Our initial poverty-mapping work, published in 2016, was on five countries using one year of data. It relied on costly, high-resolution imagery at a much smaller, pilot scale. Now this work covers about two dozen countries–about half of the countries in Africa–using many more years of high-dimensional data. This provided underlying training datasets to develop the measurement models and allowed us to validate whether the models are making good poverty estimates.
We’re confident we can apply this technology and this approach to get reliable estimates for all the countries in Africa.
A key difference compared to the earlier work is now we’re using completely publicly available satellite imagery that goes back in time–and it’s free, which I think democratizes this technology. And we’re doing it at a comprehensive, massive spatial scale.
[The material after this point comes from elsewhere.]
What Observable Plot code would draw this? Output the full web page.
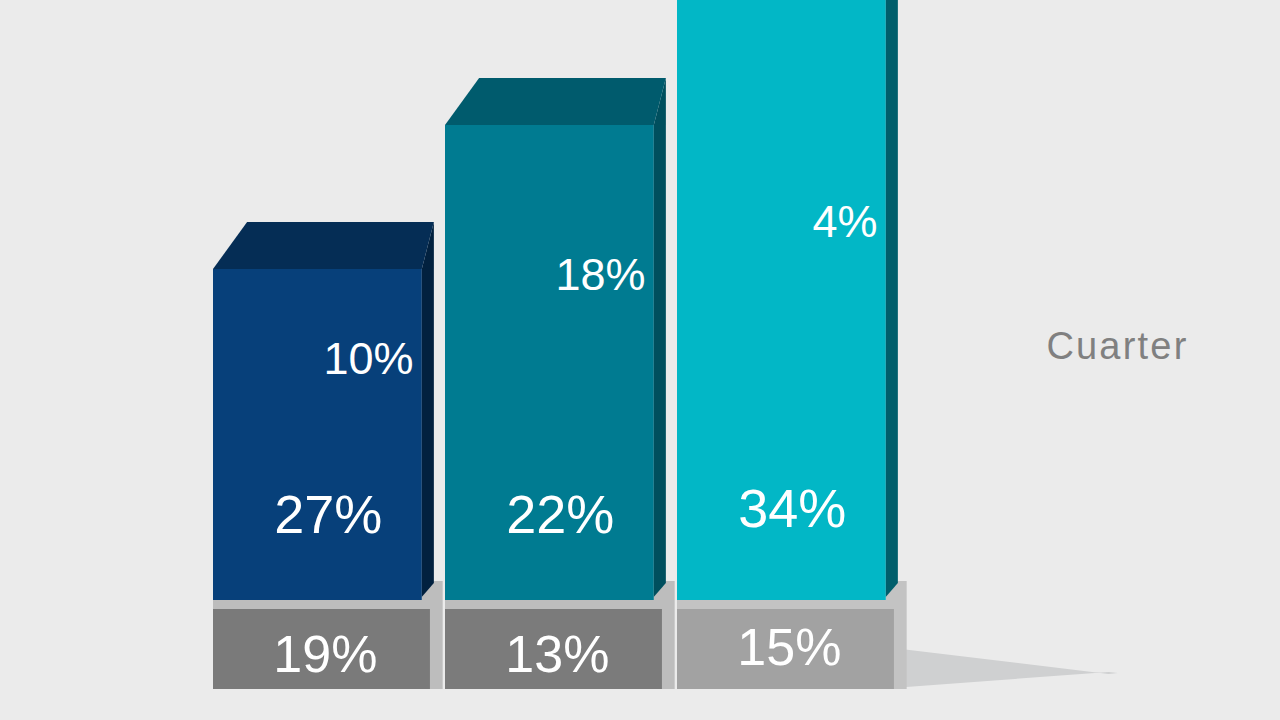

How do you use satellite imagery to get poverty estimates?
We’re building on rapid developments in the field of computer science–of deep learning–that have happened in the last five years and that have really transformed how we extract information from images. We’re not telling the machine what to look for in images; instead, we’re just telling it, “Here’s a rich place. Here is a poor place. Figure it out.”
The computer is clearly picking out urban areas, agricultural areas, roads, waterways–features in the landscape that you might think would have some predictive power in being able to separate rich areas from poor areas. The computer says, ‘I found this pattern’ and we can then assign semantic meaning to it.
These broader characteristics, examined at the village level, turn out to be highly related to the average wealth of the households in that region.
What’s next?
Now that we have these data, we want to use them to try to learn something about economic development. This tool enables us to address questions we were unable to ask a year ago because now we have local-level measurements of key economic outcomes at broad, spatial scale and over time.
We can evaluate why some places are doing better than other places. We can ask: What do patterns of growth in livelihoods look like? Is most of the variation between countries or within countries? If there’s variation within a country, that already tells us something important about the determinants of growth. It’s probably something going on locally.
I’m an economist, so those are the sorts of questions that get me excited. The technological development is not an end in itself. It’s an enabler for the social science that we want to do.